Since the last iteration of the 10-inch Echo Show was released almost three years ago, Amazon has increased the number of video services that you can watch on the screen. The big recent addition is Netflix, but you can also watch Hulu or Amazon Prime video on it. Sadly, it’s still lacking access to other services, including HBO Max, Apple TV Plus, Peacock, YouTube TV, and more, despite the fact that Amazon supports most of them on its Fire TV devices. Watching YouTube videos also remains a laughably bad experience that involves launching the Echo Show 10’s built-in web browser with a voice command, then manually searching for a video you want to watch. There’s still no way to cast a video from your phone to the Echo Show 10, which remains an annoying limitation.
I have lived with an Echo Show in my kitchen for over three years and even though I find its functionality limited, my family and I do get a lot of value out of it.
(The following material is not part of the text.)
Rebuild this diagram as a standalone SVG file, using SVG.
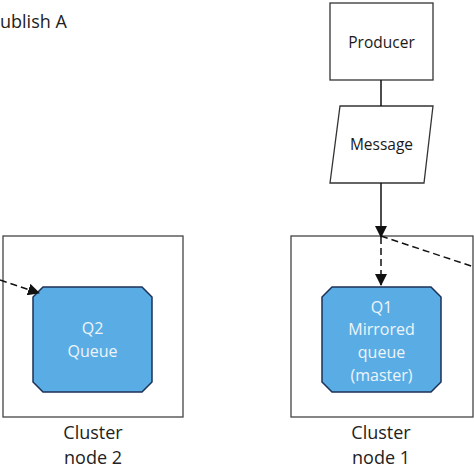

We manage our shared grocery list through it, we get weather and news reports from it, we listen to music from Spotify on it, we control smart home gadgets with it, and we ask it for answers to random trivia whenever the mood strikes.
I had hoped that the new Echo Show, with its new pivoting screen and tracking abilities, would add even more to that experience. But for the most part, the new Echo Show isn’t much better than the prior model at all of the things that we use it for. The one area that the updated model has notably improved is video calls, but as I said earlier, that’s just not something we use the Echo Show for in my home.
The real value of the Echo Show 10, then, is that it’s neat. It’s a new spin on the smart display that we haven’t seen before, and it’s fun, if a bit awkward at first, to watch it do its thing. But I wouldn’t call it necessary, and if you have the prior Echo Show, you don’t gain much by upgrading. (If you really want the camera shutter, a little electrical tape goes a long way.)
I’m more excited about where Amazon will go next — after all, rumors the company is working on an Alexa-powered robot have been around for years. Perhaps I’ll wait for Alexa’s next move.